There were flickers from England's attack here, and it was clear, for example, that Southgate wanted his side to release Sterling early and turn Sweden's centre-backs around. The plan had moderate success, and Sterling should have scored in the first half; Lingard showed some penetration, too, and remains a more efficient player than he is given credit for, but it was another quiet day for Harry Kane, who remains starved of reliable service away from those set-pieces.

The star on the day was arguably Pickford, who is in line to join the excellent Maguire in emerging from this tournament with significantly higher stock. His three second-half saves allowed England to run the clock down while also shining a light on their own inability to create. Concern will be minimal, but should England meet Belgium or France in the final, they may need their attackers to click in a manner they have not yet suggested.

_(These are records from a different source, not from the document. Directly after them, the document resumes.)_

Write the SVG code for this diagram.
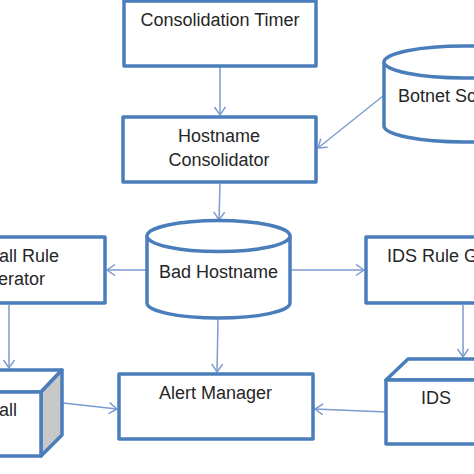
<svg xmlns="http://www.w3.org/2000/svg" width="474" height="474" viewBox="0 0 474 474">
<defs>
<style>
.box{fill:#fff;stroke:#4a7ebb;stroke-width:3.5;stroke-linejoin:round}
.side{fill:#c8c8c8;stroke:#4a7ebb;stroke-width:3.5;stroke-linejoin:round}
.t{font-family:"Liberation Sans",Arial,sans-serif;font-size:18px;fill:#262626}
.c{text-anchor:middle}
.conn{stroke:#7b9bcf;stroke-width:1.5;fill:none;marker-end:url(#arr)}
</style>
<marker id="arr" markerUnits="userSpaceOnUse" markerWidth="14" markerHeight="14" refX="9" refY="6" orient="auto">
<path d="M1,0.5 L9,6 L1,11.5" fill="none" stroke="#7b9bcf" stroke-width="1.5"/>
</marker>
</defs>
<rect width="474" height="474" fill="#fff"/>
<g id="connectors">
<line class="conn" x1="220" y1="67" x2="220" y2="115"/>
<line class="conn" x1="383" y1="96" x2="318" y2="148"/>
<line class="conn" x1="220" y1="184" x2="219" y2="220"/>
<line class="conn" x1="147" y1="270" x2="107" y2="270"/>
<line class="conn" x1="290" y1="270" x2="364" y2="270"/>
<line class="conn" x1="9" y1="305" x2="9" y2="368"/>
<line class="conn" x1="463" y1="305" x2="463" y2="357"/>
<line class="conn" x1="218" y1="319" x2="217" y2="372"/>
<line class="conn" x1="63" y1="403" x2="117" y2="409"/>
<line class="conn" x1="386" y1="412" x2="315" y2="409"/>
</g>
<g id="consolidation-timer">
<rect class="box" x="124" y="1" width="192" height="65"/>
<text class="t c" x="220" y="26">Consolidation Timer</text>
</g>
<g id="botnet-scanner">
<path class="box" d="M384,62 A80,16 0 0 1 544,62 L544,126 A80,16 0 0 1 384,126 Z"/>
<path class="box" d="M384,62 A80,16 0 0 0 544,62" fill="none"/>
<text class="t" x="398" y="102">Botnet Sc</text>
</g>
<g id="hostname-consolidator">
<rect class="box" x="123" y="117" width="193" height="65"/>
<text class="t c" x="219" y="142">Hostname</text>
<text class="t c" x="219" y="166">Consolidator</text>
</g>
<g id="bad-hostname">
<path class="box" d="M147,236 A71.5,15.5 0 0 1 290,236 L290,303 A71.5,15 0 0 1 147,303 Z"/>
<path class="box" d="M147,236 A71.5,15.5 0 0 0 290,236" fill="none"/>
<text class="t c" x="218.5" y="278">Bad Hostname</text>
</g>
<g id="firewall-rule-generator">
<rect class="box" x="-70" y="237" width="175" height="66"/>
<text class="t" x="-1" y="262">all Rule</text>
<text class="t" x="-2" y="285">erator</text>
</g>
<g id="ids-rule-generator">
<rect class="box" x="366" y="237" width="140" height="66"/>
<text class="t" x="387" y="262">IDS Rule Ge</text>
</g>
<g id="firewall">
<path class="box" d="M-60,392 L-39,370 L62,370 L41,392 Z"/>
<path class="side" d="M41,392 L62,370 L62,435 L41,456 Z"/>
<rect class="box" x="-60" y="392" width="101" height="64"/>
<text class="t" x="-1" y="416">all</text>
</g>
<g id="alert-manager">
<rect class="box" x="119" y="374" width="194" height="65"/>
<text class="t c" x="215.5" y="399">Alert Manager</text>
</g>
<g id="ids">
<path class="box" d="M386,380 L408,359 L520,359 L498,380 Z"/>
<rect class="box" x="386" y="380" width="112" height="64"/>
<text class="t c" x="436" y="404">IDS</text>
</g>
</svg>
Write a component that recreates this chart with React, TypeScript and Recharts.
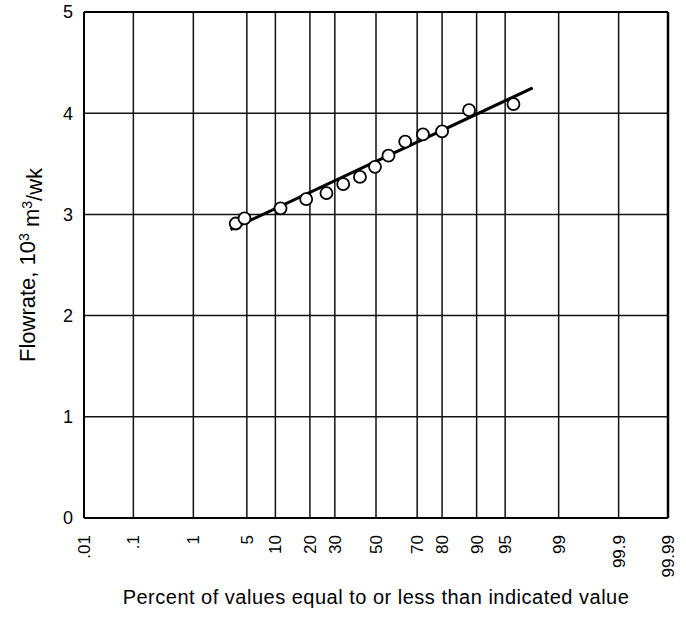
import { ScatterChart, Scatter, XAxis, YAxis, CartesianGrid, ReferenceLine, Label } from 'recharts';

// percent of values <= indicated value
const pointPercent = [3.7, 4.7, 11.2, 18.7, 26.4, 33.8, 41.9, 49.5, 56.3, 64.5, 72.5, 80.0, 88.2, 96.0];
const pointFlow = [2.91, 2.96, 3.06, 3.15, 3.21, 3.3, 3.37, 3.47, 3.58, 3.72, 3.79, 3.82, 4.03, 4.09];

// fitted straight line (ends)
const fitPercent = [3.2, 97.7];
const fitFlow = [2.85, 4.25];

const tickPercent = [0.01, 0.1, 1, 5, 10, 20, 30, 50, 70, 80, 90, 95, 99, 99.9, 99.99];
const tickLabels = ['.01', '.1', '1', '5', '10', '20', '30', '50', '70', '80', '90', '95', '99', '99.9', '99.99'];
const flowTicks = [0, 1, 2, 3, 4, 5];

const FONT = '"Liberation Sans", Arial, Helvetica, sans-serif';

// inverse normal cdf (Acklam) -> normal probability scale
function probit(p: number): number {
  const a = [-3.969683028665376e1, 2.209460984245205e2, -2.759285104469687e2, 1.38357751867269e2, -3.066479806614716e1, 2.506628277459239];
  const b = [-5.447609879822406e1, 1.615858368580409e2, -1.556989798598866e2, 6.680131188771972e1, -1.328068155288572e1];
  const c = [-7.784894002430293e-3, -3.223964580411365e-1, -2.400758277161838, -2.549732539343734, 4.374664141464968, 2.938163982698783];
  const d = [7.784695709041462e-3, 3.224671290700398e-1, 2.445134137142996, 3.754408661907416];
  const pl = 0.02425;
  if (p < pl) {
    const q = Math.sqrt(-2 * Math.log(p));
    return (((((c[0] * q + c[1]) * q + c[2]) * q + c[3]) * q + c[4]) * q + c[5]) / ((((d[0] * q + d[1]) * q + d[2]) * q + d[3]) * q + 1);
  }
  if (p > 1 - pl) {
    const q = Math.sqrt(-2 * Math.log(1 - p));
    return -(((((c[0] * q + c[1]) * q + c[2]) * q + c[3]) * q + c[4]) * q + c[5]) / ((((d[0] * q + d[1]) * q + d[2]) * q + d[3]) * q + 1);
  }
  const q = p - 0.5;
  const r = q * q;
  return ((((((a[0] * r + a[1]) * r + a[2]) * r + a[3]) * r + a[4]) * r + a[5]) * q) / (((((b[0] * r + b[1]) * r + b[2]) * r + b[3]) * r + b[4]) * r + 1);
}

const z = (pct: number) => probit(pct / 100);

const points = pointPercent.map((p, i) => ({ z: z(p), flow: pointFlow[i] }));
const fit = fitPercent.map((p, i) => ({ z: z(p), flow: fitFlow[i] }));
const xTicks = tickPercent.map(z);
const xDomain = [xTicks[0], xTicks[xTicks.length - 1]];

const PercentTick = (props: any) => {
  const { x, y, index } = props;
  const ty = y + 9;
  return (
    <text x={x} y={ty} dy="0.36em" transform={`rotate(-90 ${x} ${ty})`} textAnchor="end" fontSize={17} fontFamily={FONT} fill="#000">
      {tickLabels[index]}
    </text>
  );
};

const FlowLabel = (props: any) => {
  const vb = props.viewBox || {};
  const cx = 27;
  const cy = vb.y + vb.height / 2;
  return (
    <text x={cx} y={cy} dy="0.36em" transform={`rotate(-90 ${cx} ${cy})`} textAnchor="middle" fontSize={22} fontFamily={FONT} fill="#000">
      Flowrate, 10<tspan dy="-0.45em" fontSize={14}>3</tspan>
      <tspan dy="0.45em"> m</tspan>
      <tspan dy="-0.45em" fontSize={14}>3</tspan>
      <tspan dy="0.45em">/wk</tspan>
    </text>
  );
};

const Ring = (props: any) => (
  <circle cx={props.cx} cy={props.cy} r={6} fill="#fff" stroke="#000" strokeWidth={1.8} />
);

export default function App() {
  return (
    <div style={{ position: 'absolute', left: 0, top: 0, background: '#fff' }}>
      <ScatterChart width={686} height={617} margin={{ top: 12, right: 18, bottom: 0, left: 0 }}>
        <CartesianGrid stroke="#111" strokeWidth={1.5} />
        <XAxis
          type="number"
          dataKey="z"
          domain={xDomain}
          ticks={xTicks}
          interval={0}
          allowDataOverflow
          height={99}
          tickLine={false}
          axisLine={{ stroke: '#000', strokeWidth: 2 }}
          tick={<PercentTick />}
        >
          <Label
            value="Percent of values equal to or less than indicated value"
            position="insideBottom"
            offset={13}
            style={{ fontSize: 20, fontFamily: FONT, fill: '#000', letterSpacing: 0.5 }}
          />
        </XAxis>
        <YAxis
          type="number"
          dataKey="flow"
          domain={[0, 5]}
          ticks={flowTicks}
          interval={0}
          width={84}
          tickLine={false}
          tickSize={0}
          tickMargin={11}
          axisLine={{ stroke: '#000', strokeWidth: 2 }}
          tick={{ fontSize: 18, fontFamily: FONT, fill: '#000' }}
        >
          <Label content={<FlowLabel />} />
        </YAxis>
        <ReferenceLine y={5} stroke="#000" strokeWidth={2} />
        <ReferenceLine x={xDomain[1]} stroke="#000" strokeWidth={2.5} />
        <Scatter data={fit} line={{ stroke: '#000', strokeWidth: 3 }} lineType="joint" shape={() => <g />} isAnimationActive={false} />
        <Scatter data={points} shape={<Ring />} isAnimationActive={false} />
      </ScatterChart>
    </div>
  );
}
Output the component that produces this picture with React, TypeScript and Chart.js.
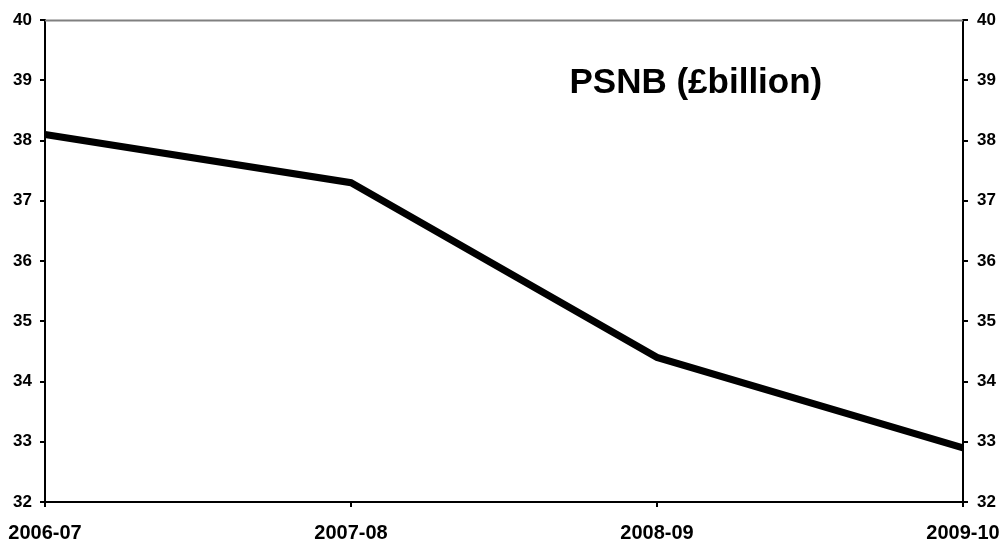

3. Sweden beaten at their own game

The immense frustration for Sweden will be that they were beaten at their own game. Set-pieces and crosses are supposed to be a strong point for Janne Anderson's side, so the prematch concern for England was that they would need more than corners and free kicks to cause them genuine trouble. But they were undone from the first corner they had to defend, while failing to make similar inroads at the other end, and it added up to a picture in which their limitations were brutally exposed.

Sweden can be a nightmare to play against, although you still sense that were they a club side, the best teams in any of the major leagues would swat them aside with ease. They set up exactly as England knew they would: two banks of four, two hardworking centre-forwards, defending their penalty area in numbers while trying to hit their opponents' with direct balls when possible. They began marginally the brighter side but are not set up to concede first: they had not done so in their previous four games, and when Maguire climbed high to score, their game plan went out of the window.

That said, they posed a threat in the second period and if Pickford had not been on top of his game then the latter stages, at either 1-1 or 2-1, would have taken on an entirely different appearance. The mind went back to Sweden's 3-0 win over Mexico, when they went for their opponents' throats and eventually blew them away. Here they were too cautious until the game started getting away from them and were punished for uncharacteristic mistakes. It will go down as a good campaign when the dust has settled, but this was the day Sweden hit their ceiling.